Why risk losing half of everything you've worked for?

Pre-nuptial agreements aren’t sexy, or romantic. You don’t dream of one day getting down on one knee and suggesting you both sign one, or hiding the paperwork in the dessert cart after a decadent meal. You won’t celebrate signing it with all your friends and family. It’s true that pre-nups are distinctly un-sexy but it's also true that 42 per cent of marriages will end in divorce. Myleene Klass, a self-confessed "strident feminist", didn't get her husband to sign one before they got hitched, despite the disparity between their incomes (she has an estimated £12m fortune and he’s a celebrity bodyguard).

She said on ITV's Loose Women: "If I had one regret, it would be not getting a pre-nup." Quite right, Myleene. Despite being in a long-term relationship for 11 years, she was only married for six months before the marriage deteriorated. Pre-nups have been recognised in UK law since 2010 and most of us are still getting our heads round them, but to put it simply, if Klass had got one, she wouldn't have to face giving away £6m to Graham Quinn. She wouldn't have to give him anything. That’s a lot of dosh for the sake of a few moments of squeamishness over a bit of paper.

If you have to ask for a pre-nup you shouldn't be getting hitched

Ever been asked if you would sign a pre-nup? I have. It’s not a nice question to be asked. It’s unsettling, and more than that, it shows an essential mistrust. Your partner doesn't believe you’ll be fair or faithful. In fact, they've already fast-forwarded to imagining the breakdown of your marriage before it’s even begun.

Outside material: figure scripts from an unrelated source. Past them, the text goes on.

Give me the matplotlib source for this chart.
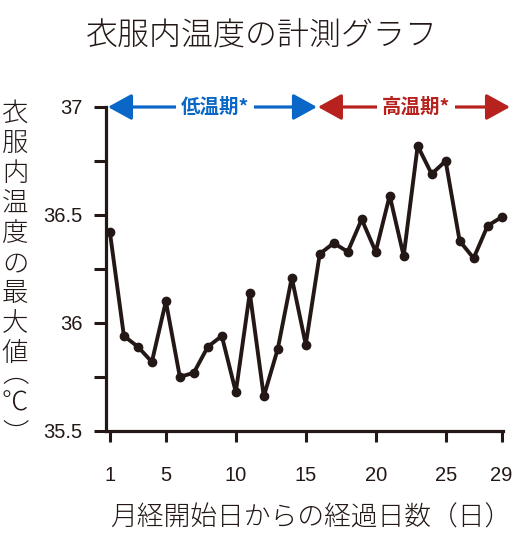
import matplotlib
matplotlib.use('Agg')
import matplotlib.pyplot as plt
from matplotlib.patches import FancyArrowPatch, ArrowStyle

# 月経開始日からの経過日数 と 衣服内温度の最大値
days = list(range(1, 30))
temps = [36.42, 35.94, 35.89, 35.82, 36.10, 35.75, 35.77, 35.89, 35.94, 35.68,
         36.14, 35.66, 35.88, 36.21, 35.90, 36.32, 36.37, 36.33, 36.48, 36.33,
         36.59, 36.31, 36.82, 36.69, 36.75, 36.38, 36.30, 36.45, 36.49]
xticks = [1, 5, 10, 15, 20, 25, 29]
yticks_major = [35.5, 36, 36.5, 37]
yticks_minor = [35.75, 36.25, 36.75]

# 期間（矢印）
low_span = (0.86, 15.8)
high_span = (15.87, 29.6)

title = '衣服内温度の計測グラフ'
xlabel = '月経開始日からの経過日数（日）'
ylabel_chars = ['衣', '服', '内', '温', '度', 'の', '最', '大', '値']
ylabel_unit = ['︵', '℃', '︶']

ink = '#231815'
blue = '#0A67C8'
red = '#B7211E'
jp = ['Noto Sans CJK JP', 'DejaVu Sans']
num = ['Liberation Sans', 'DejaVu Sans']

fig = plt.figure(figsize=(5.26, 5.46), dpi=100)
ax = fig.add_axes([106 / 526, 1 - 431 / 546, 397 / 526, 324 / 546])

ax.plot(days, temps, color=ink, lw=2.8, marker='o', ms=6, mfc=ink, mec=ink,
        solid_joinstyle='round', clip_on=False, zorder=3)

ax.set_xlim(0.72, 29.1)
ax.set_ylim(35.5, 37)
for s in ['top', 'right']:
    ax.spines[s].set_visible(False)
for s in ['left', 'bottom']:
    ax.spines[s].set_linewidth(2.3)
    ax.spines[s].set_color(ink)

ax.set_xticks(xticks)
ax.set_xticklabels([str(d) for d in xticks], family=num, fontsize=14.5, color=ink)
ax.set_yticks(yticks_major)
ax.set_yticklabels(['35.5', '36', '36.5', '37'], family=num, fontsize=14.5, color=ink)
ax.set_yticks(yticks_minor, minor=True)
ax.tick_params(axis='x', direction='out', length=8, width=2.2, color=ink, pad=17)
ax.tick_params(axis='y', which='both', direction='out', length=9, width=2.2, color=ink, pad=8)

# 低温期 / 高温期 の矢印
for (x0, x1), col, label in [(low_span, blue, '低温期*'), (high_span, red, '高温期*')]:
    arr = FancyArrowPatch((x0, 37), (x1, 37),
                          arrowstyle=ArrowStyle('<|-|>', head_length=1.45, head_width=0.8),
                          mutation_scale=10, color=col, lw=2.3, shrinkA=0, shrinkB=0,
                          clip_on=False, zorder=5)
    ax.add_patch(arr)
    ax.text((x0 + x1) / 2 + 0.15, 37, label, color=col, family=jp, fontsize=14,
            fontweight='bold', ha='center', va='center', zorder=6, clip_on=False,
            bbox=dict(boxstyle='square,pad=0.25', fc='white', ec='none'))

fig.text(262 / 526, 1 - 36 / 546, title, family=jp, fontsize=23, color=ink,
         ha='center', va='center', fontweight='light')
fig.text(311 / 526, 1 - 518 / 546, xlabel, family=jp, fontsize=19.3, color=ink,
         ha='center', va='center', fontweight='light')
fig.text(15 / 526, 1 - 233 / 546, '\n'.join(ylabel_chars), family=jp, fontsize=19,
         color=ink, ha='center', va='center', linespacing=1.09, fontweight='light')
# 単位（縦書きの括弧）
for ch, yp in zip(ylabel_unit, [374, 402, 434]):
    fig.text(15 / 526, 1 - yp / 546, ch, family=jp, fontsize=19,
             color=ink, ha='center', va='center', fontweight='light')

fig.savefig('out.png', dpi=100, facecolor='white')
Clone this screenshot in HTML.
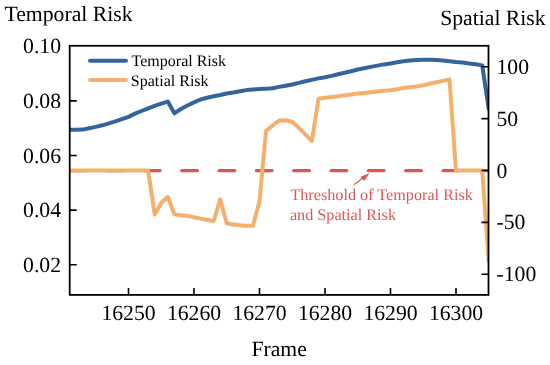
<!DOCTYPE html><html><head><meta charset="utf-8"><style>html,body{margin:0;padding:0;background:#fff;}svg{display:block;text-rendering:geometricPrecision;}</style></head><body><svg width="550" height="365" viewBox="0 0 550 365" font-family="'Liberation Serif',serif">
<defs><clipPath id="ax"><rect x="69.70" y="45.80" width="418.80" height="249.10"/></clipPath></defs>
<rect width="550" height="365" fill="#fff"/>
<g clip-path="url(#ax)">
<line x1="69.7" y1="170.6" x2="488.5" y2="170.6" stroke="#dc5656" stroke-width="3.3" stroke-dasharray="15.7 21.63" stroke-linecap="round"/>
<polyline points="69.55,129.80 76.10,129.80 82.65,129.60 89.20,128.30 95.75,126.90 102.30,125.30 108.85,123.40 115.40,121.40 121.95,119.20 128.50,116.90 135.05,113.60 141.60,111.00 148.15,108.30 154.70,105.80 161.25,103.60 167.80,101.60 174.35,113.30 180.90,109.00 187.45,105.50 194.00,102.40 200.55,99.50 207.10,97.70 213.65,96.30 220.20,95.00 226.75,93.50 233.30,92.50 239.85,91.20 246.40,90.10 252.95,89.50 259.50,89.10 266.05,88.70 272.60,88.20 279.15,86.90 285.70,85.70 292.25,84.50 298.80,82.90 305.35,81.30 311.90,79.90 318.45,78.40 325.00,77.20 331.55,75.90 338.10,74.20 344.65,72.80 351.20,71.20 357.75,69.50 364.30,68.20 370.85,66.90 377.40,65.60 383.95,64.40 390.50,63.40 397.05,62.30 403.60,61.30 410.15,60.40 416.70,60.10 423.25,59.80 429.80,59.80 436.35,60.00 442.90,60.60 449.45,61.20 456.00,62.00 462.55,62.60 469.10,63.40 475.65,64.20 482.20,65.40 488.75,109.00" fill="none" stroke="#33659b" stroke-width="4" stroke-linejoin="round" stroke-linecap="round"/>
<polyline points="69.55,170.60 76.10,170.60 82.65,170.60 89.20,170.60 95.75,170.60 102.30,170.60 108.85,170.60 115.40,170.60 121.95,170.60 128.50,170.60 135.05,170.60 141.60,170.60 148.15,170.60 154.70,214.50 161.25,203.00 167.80,196.80 174.35,214.30 180.90,215.20 187.45,215.90 194.00,217.20 200.55,218.60 207.10,219.80 213.65,221.00 220.20,199.40 226.75,223.30 233.30,224.50 239.85,225.20 246.40,225.70 252.95,225.80 259.50,201.30 266.05,131.00 272.60,125.50 279.15,120.60 285.70,120.20 292.25,121.80 298.80,127.80 305.35,134.30 311.90,141.00 318.45,98.80 325.00,97.80 331.55,96.90 338.10,96.20 344.65,95.30 351.20,94.40 357.75,93.60 364.30,92.90 370.85,92.20 377.40,91.40 383.95,90.70 390.50,90.20 397.05,89.20 403.60,88.10 410.15,87.30 416.70,86.40 423.25,85.20 429.80,83.70 436.35,82.30 442.90,80.90 449.45,79.40 456.00,170.60 462.55,170.60 469.10,170.60 475.65,170.60 482.20,170.60 488.75,261.00" fill="none" stroke="#f3b06c" stroke-width="4" stroke-linejoin="round" stroke-linecap="round"/>
</g>
<path d="M128.50,294.9V287.9 M194.00,294.9V287.9 M259.50,294.9V287.9 M325.00,294.9V287.9 M390.50,294.9V287.9 M456.00,294.9V287.9 M69.7,264.80H76.7 M69.7,210.15H76.7 M69.7,155.50H76.7 M69.7,100.85H76.7 M488.5,274.20H481.5 M488.5,222.35H481.5 M488.5,170.50H481.5 M488.5,118.65H481.5 M488.5,66.80H481.5" stroke="#000" stroke-width="1.6" fill="none"/>
<rect x="69.7" y="45.8" width="418.80" height="249.10" fill="none" stroke="#000" stroke-width="1.8"/>
<g font-size="21.7" fill="#000"><text x="128.50" y="320.1" text-anchor="middle">16250</text><text x="194.00" y="320.1" text-anchor="middle">16260</text><text x="259.50" y="320.1" text-anchor="middle">16270</text><text x="325.00" y="320.1" text-anchor="middle">16280</text><text x="390.50" y="320.1" text-anchor="middle">16290</text><text x="456.00" y="320.1" text-anchor="middle">16300</text><text x="61" y="53.30" text-anchor="end">0.10</text><text x="61" y="107.95" text-anchor="end">0.08</text><text x="61" y="162.60" text-anchor="end">0.06</text><text x="61" y="217.25" text-anchor="end">0.04</text><text x="61" y="271.90" text-anchor="end">0.02</text><text x="496.5" y="73.90">100</text><text x="496.5" y="125.75">50</text><text x="496.5" y="177.60">0</text><text x="496.5" y="229.45">-50</text><text x="496.5" y="281.30">-100</text></g>
<text x="4.5" y="20.8" font-size="21.7">Temporal Risk</text>
<text x="440.2" y="24.5" font-size="21.7">Spatial Risk</text>
<text x="279.15" y="356.3" font-size="21.7" text-anchor="middle">Frame</text>
<line x1="90" y1="60.8" x2="126" y2="60.8" stroke="#33659b" stroke-width="4" stroke-linecap="round"/>
<line x1="90" y1="80" x2="126" y2="80" stroke="#f3b06c" stroke-width="4" stroke-linecap="round"/>
<text x="131.6" y="66" font-size="16">Temporal Risk</text>
<text x="130.8" y="85.6" font-size="16">Spatial Risk</text>
<g fill="#dc5656" font-size="16.2"><text x="290.4" y="199.6">Threshold of Temporal Risk</text><text x="289.9" y="219.6">and Spatial Risk</text></g>
<line x1="354" y1="184.8" x2="363.5" y2="177.6" stroke="#dc5656" stroke-width="1.2"/>
<polygon points="369.6,173.1 360.3,176.9 364.1,181.0" fill="#dc5656"/>
</svg></body></html>
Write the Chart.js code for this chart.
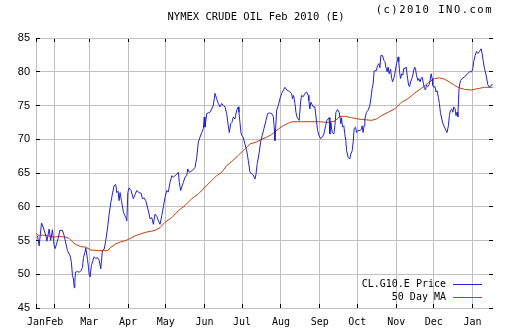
<!DOCTYPE html>
<html>
<head>
<meta charset="utf-8">
<script src="https://cdn.jsdelivr.net/npm/chart.js@4/dist/chart.umd.min.js"></script>
<style>
  html, body { margin: 0; padding: 0; background: #fff; }
  #wrap { position: relative; width: 512px; height: 335px; }
  #copy { position: absolute; right: 19px; top: 3px; font: 10.5px "DejaVu Sans Mono", monospace; letter-spacing: 1.5px; color: #000; }
  .leg { position: absolute; font: 10px "DejaVu Sans Mono", monospace; color: #000; }
  .leg span.t { position: absolute; right: 66px; white-space: nowrap; }
  .leg span.l { position: absolute; right: 30px; width: 29px; height: 1px; }
</style>
</head>
<body>
<div id="wrap">
  <canvas id="chart" width="512" height="335"></canvas>
  <div id="copy">(c)2010 INO.com</div>
  <div id="legend"></div>
</div>
<script>
// x values are days since 1 Jan 2009
const monthStarts = [16.5, 31, 59, 90, 120, 151, 181, 212, 243, 273, 304, 334, 365];
const monthLabels = ["Jan", "Feb", "Mar", "Apr", "May", "Jun", "Jul", "Aug", "Sep", "Oct", "Nov", "Dec", "Jan"];
const yTicks = [45, 50, 55, 60, 65, 70, 75, 80, 85];

const priceDays = [
  17.7,19.0,20.9,22.2,24.4,25.2,27.0,28.2,29.6,31.0,
  31.8,33.2,34.2,35.5,37.6,39.0,41.6,43.8,44.8,45.6,
  46.4,47.0,47.5,48.0,49.6,50.9,52.3,53.6,54.4,55.5,
  56.3,57.6,58.4,58.9,59.7,60.7,61.9,62.9,64.3,65.5,
  66.9,68.2,69.5,70.9,72.2,73.5,74.9,76.2,77.5,78.8,
  80.2,81.0,82.0,82.8,83.6,84.7,86.3,87.4,88.2,89.0,
  89.8,90.8,92.4,94.2,95.6,96.9,98.8,100.4,101.4,102.8,
  104.1,106.2,107.6,108.9,110.2,111.5,112.9,114.2,115.5,116.9,
  118.2,119.5,120.9,122.1,123.5,124.9,126.1,127.5,128.8,130.1,
  130.9,132.0,132.8,134.1,135.5,136.8,137.6,138.9,140.8,143.4,
  144.8,146.1,147.4,148.8,150.1,150.8,151.4,152.8,154.0,155.4,
  156.8,158.0,159.4,160.7,162.0,163.4,164.7,166.0,167.4,168.7,
  170.0,170.8,171.9,172.9,174.0,175.3,176.7,178.0,178.5,179.3,
  180.1,180.7,181.9,183.3,184.7,186.0,187.3,188.7,189.9,191.3,
  192.1,193.1,194.5,195.8,197.1,198.5,200.1,201.4,202.7,204.6,
  205.9,206.7,207.2,207.8,208.6,209.9,211.2,212.6,213.8,215.2,
  216.6,217.8,219.2,220.5,221.3,222.1,223.2,224.0,224.8,225.8,
  226.6,227.7,228.5,229.8,231.2,232.5,233.8,234.3,235.1,235.9,
  237.0,237.8,239.1,239.7,240.5,241.3,242.3,243.7,245.0,246.3,
  247.7,248.7,249.7,250.5,251.1,251.9,252.9,254.3,255.1,255.9,
  257.2,258.5,259.9,260.4,261.2,262.2,263.0,263.8,264.4,265.7,
  267.0,267.8,268.9,269.7,270.5,271.6,272.4,273.6,275.0,276.4,
  276.8,277.6,278.4,279.0,280.3,281.6,283.0,283.8,284.8,285.6,
  286.4,288.3,289.1,290.2,291.0,291.8,293.1,294.2,295.0,295.8,
  296.8,297.6,298.4,299.5,300.3,301.1,302.1,302.9,304.3,305.6,
  306.1,306.7,307.5,308.5,309.3,310.1,311.2,312.0,312.8,313.9,
  314.7,315.5,316.5,317.3,318.6,319.4,320.2,321.3,322.1,323.1,
  323.9,324.7,325.8,326.6,327.4,328.2,329.2,330.6,331.9,332.7,
  333.2,334.0,335.0,335.8,336.6,337.7,338.5,339.3,340.4,341.4,
  342.5,343.8,344.6,345.7,346.5,347.3,348.4,349.2,350.0,351.0,
  351.8,352.6,353.2,353.7,354.2,355.3,357.2,358.5,359.8,361.1,
  362.5,364.3,365.2,365.9,367.0,368.1,369.2,370.5,371.8,372.6,
  373.4,374.5,375.8,377.1,378.5,379.7,381.1
];
const priceVals = [
  55.7,54.2,57.6,57.0,55.7,54.9,56.7,55.0,56.6,54.2,
  53.8,54.7,55.3,56.5,56.5,55.7,53.5,52.7,51.7,49.8,
  49.3,48.0,48.8,50.3,50.4,50.3,50.5,51.0,52.5,53.2,
  53.9,52.2,51.0,50.0,49.6,51.3,52.0,52.6,52.3,52.5,
  52.1,50.8,53.5,53.7,55.0,56.7,58.9,60.6,61.9,63.1,
  63.3,62.1,62.3,60.9,62.1,60.9,59.2,58.7,58.4,57.9,
  62.1,62.8,62.4,61.2,61.8,62.4,62.1,62.0,61.2,61.3,
  60.9,59.4,58.2,58.4,57.4,58.9,58.6,57.9,57.4,58.7,
  60.0,61.4,62.4,62.2,63.6,64.6,64.4,64.6,64.8,65.1,
  63.6,62.4,62.9,63.6,64.4,64.6,65.6,65.1,65.3,65.8,
  67.3,69.6,70.3,71.0,71.6,73.3,71.8,73.8,73.9,74.0,
  74.5,75.0,76.8,76.0,75.3,74.8,75.3,75.0,74.8,73.8,
  72.0,71.0,72.3,72.5,73.3,73.0,74.3,74.8,74.0,72.5,
  71.0,70.6,70.3,69.3,68.3,66.8,65.1,64.9,64.7,64.1,
  64.8,66.4,67.8,69.6,70.6,71.6,72.8,73.8,73.9,73.8,
  73.4,71.6,69.8,71.6,74.3,75.0,76.0,76.8,77.2,77.7,
  77.3,77.2,77.0,76.8,76.0,76.5,75.3,74.0,73.3,73.0,
  72.8,75.5,76.5,76.3,76.8,77.0,76.5,75.7,74.5,75.5,
  75.1,74.8,74.8,73.8,72.5,71.3,70.6,70.1,70.3,70.8,
  72.0,72.8,73.0,73.2,70.8,72.5,71.0,70.8,72.0,74.0,
  74.4,74.0,72.3,73.2,71.8,72.0,70.8,69.8,68.3,67.3,
  67.1,67.8,68.3,69.6,71.6,71.8,71.0,71.3,71.3,71.5,
  72.0,71.0,72.0,73.0,74.0,74.3,75.0,76.0,77.5,78.2,
  80.1,80.2,80.9,81.2,80.6,82.4,82.4,81.7,81.5,80.7,
  80.0,80.7,79.7,80.4,79.2,78.5,79.0,79.7,81.2,82.2,
  81.5,80.0,79.0,79.7,79.5,80.5,80.5,80.7,79.5,78.0,
  77.8,78.5,79.0,79.5,80.7,80.5,79.5,78.7,79.0,78.5,
  79.0,79.2,78.2,77.5,77.3,78.0,77.8,78.2,79.7,79.0,
  78.0,77.7,77.8,77.0,77.2,76.2,75.3,74.0,73.0,72.3,
  71.8,71.3,71.0,72.0,73.5,74.3,74.5,74.0,74.8,74.5,
  73.5,74.0,73.3,75.5,77.5,78.7,79.1,79.2,79.5,79.7,
  80.0,80.0,80.5,81.5,82.4,83.0,82.7,83.0,83.4,82.7,
  81.7,80.5,79.5,78.1,77.7,78.0,78.1
];

const maDays = [16.4,19.0,21.7,25.7,31.0,35.0,40.3,43.0,45.6,48.3,52.3,56.3,60.3,65.5,70.9,73.5,76.2,80.2,84.2,88.2,
  91.6,95.6,103.6,111.5,115.5,119.5,124.9,130.1,135.5,140.8,146.1,151.4,156.8,160.7,164.7,168.7,172.7,178.0,183.3,187.3,
  192.6,196.6,200.6,204.6,209.9,213.8,219.2,221.8,235.9,241.8,249.7,255.1,259.1,263.0,268.4,273.6,279.0,284.3,288.3,292.3,
  297.6,302.9,307.7,313.3,318.6,325.2,330.6,334.6,338.5,342.5,346.5,350.5,354.5,358.5,363.8,369.2,374.5,381.1];
const maVals = [56.1,55.7,55.8,55.7,55.5,55.6,55.5,55.3,54.8,54.4,54.1,54.0,53.6,53.5,53.5,53.5,54.0,54.5,54.8,55.0,
  55.3,55.7,56.2,56.5,56.9,57.7,58.4,59.4,60.2,61.2,61.9,62.9,63.9,64.6,65.1,66.1,66.7,67.6,68.6,69.3,
  69.6,70.0,70.3,70.7,71.5,72.0,72.5,72.6,72.6,72.6,72.5,72.7,73.4,73.4,73.2,73.0,72.9,72.8,73.0,73.5,
  74.0,74.5,75.4,76.0,76.8,77.7,78.5,79.0,79.1,78.9,78.5,78.0,77.6,77.4,77.3,77.5,77.7,77.7];

const seriesNames = ["CL.G10.E Price", "50 Day MA"];
const seriesColors = ["#2222cc", "#c43f0c"];

const toPoints = (xs, ys) => xs.map((x, i) => ({ x: x, y: ys[i] }));
const setMonthTicks = (scale) => { scale.ticks = monthStarts.map((v) => ({ value: v })); };

const gridGray = "#c0c0c0";

const chart = new Chart(document.getElementById("chart").getContext("2d"), {
  type: "line",
  data: {
    datasets: [
      { label: seriesNames[0], data: toPoints(priceDays, priceVals), borderColor: seriesColors[0], borderWidth: 1, pointRadius: 0, tension: 0 },
      { label: seriesNames[1], data: toPoints(maDays, maVals), borderColor: seriesColors[1], borderWidth: 1, pointRadius: 0, tension: 0 },
    ],
  },
  options: {
    responsive: false,
    animation: false,
    devicePixelRatio: 1,
    layout: { padding: 0, autoPadding: false },
    plugins: {
      legend: { display: false },
      tooltip: { enabled: false },
      title: {
        display: true,
        text: "NYMEX CRUDE OIL Feb 2010 (E)",
        color: "#000",
        font: { family: "DejaVu Sans Mono", size: 10.5, weight: "normal", lineHeight: 1 },
        padding: { top: 12, bottom: 0 },
      },
    },
    scales: {
      x: {
        type: "linear",
        position: "bottom",
        min: 16.5,
        max: 381.3,
        afterBuildTicks: setMonthTicks,
        afterFit: (s) => { s.height = 27; },
        grid: { color: gridGray, tickColor: "#000", tickLength: -4 },
        border: { display: false },
        ticks: {
          autoSkip: false,
          maxRotation: 0,
          padding: 12,
          color: "#000",
          font: { family: "DejaVu Sans Mono", size: 10 },
          callback: (v) => monthLabels[monthStarts.indexOf(v)],
        },
      },
      x2: {
        type: "linear",
        position: "top",
        min: 16.5,
        max: 381.3,
        afterBuildTicks: setMonthTicks,
        afterFit: (s) => { s.height = 15.5; },
        grid: { drawOnChartArea: false, tickColor: "#000", tickLength: -4 },
        border: { display: false },
        ticks: { display: false },
      },
      y: {
        position: "left",
        min: 45,
        max: 85,
        afterBuildTicks: (s) => { s.ticks = yTicks.map((v) => ({ value: v })); },
        afterFit: (s) => { s.width = 36; },
        grid: { color: gridGray, tickColor: "#000", tickLength: -4 },
        border: { display: false },
        ticks: { padding: 10, color: "#000", font: { family: "Liberation Sans", size: 11 } },
      },
      y2: {
        position: "right",
        min: 45,
        max: 85,
        afterBuildTicks: (s) => { s.ticks = yTicks.map((v) => ({ value: v })); },
        afterFit: (s) => { s.width = 19; },
        grid: { drawOnChartArea: false, tickColor: "#000", tickLength: -4 },
        border: { display: false },
        ticks: { display: false },
      },
    },
  },
});

// legend in the lower right corner, taken from the datasets
const legend = document.getElementById("legend");
chart.data.datasets.forEach((ds, i) => {
  const row = document.createElement("div");
  row.className = "leg";
  row.style.left = "0px";
  row.style.width = "512px";
  row.style.top = (278 + i * 13) + "px";
  row.innerHTML = '<span class="t">' + ds.label + '</span><span class="l" style="top:6px;background:' + ds.borderColor + '"></span>';
  legend.appendChild(row);
});
</script>
</body>
</html>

The marriage vow isn't 'for better or for worse, except in matters pertaining to individual wealth in which case each person shall remain as poor or as rich as they were before they were married’; the whole point is you’re agreeing to mingle not only your body and soul, but your bank accounts too. A pre-nup is basically the antithesis of what a marriage is meant to be about. If you have to ask your partner to sign a pre-nup, you should ask yourself first, are you ready to say 'I do'?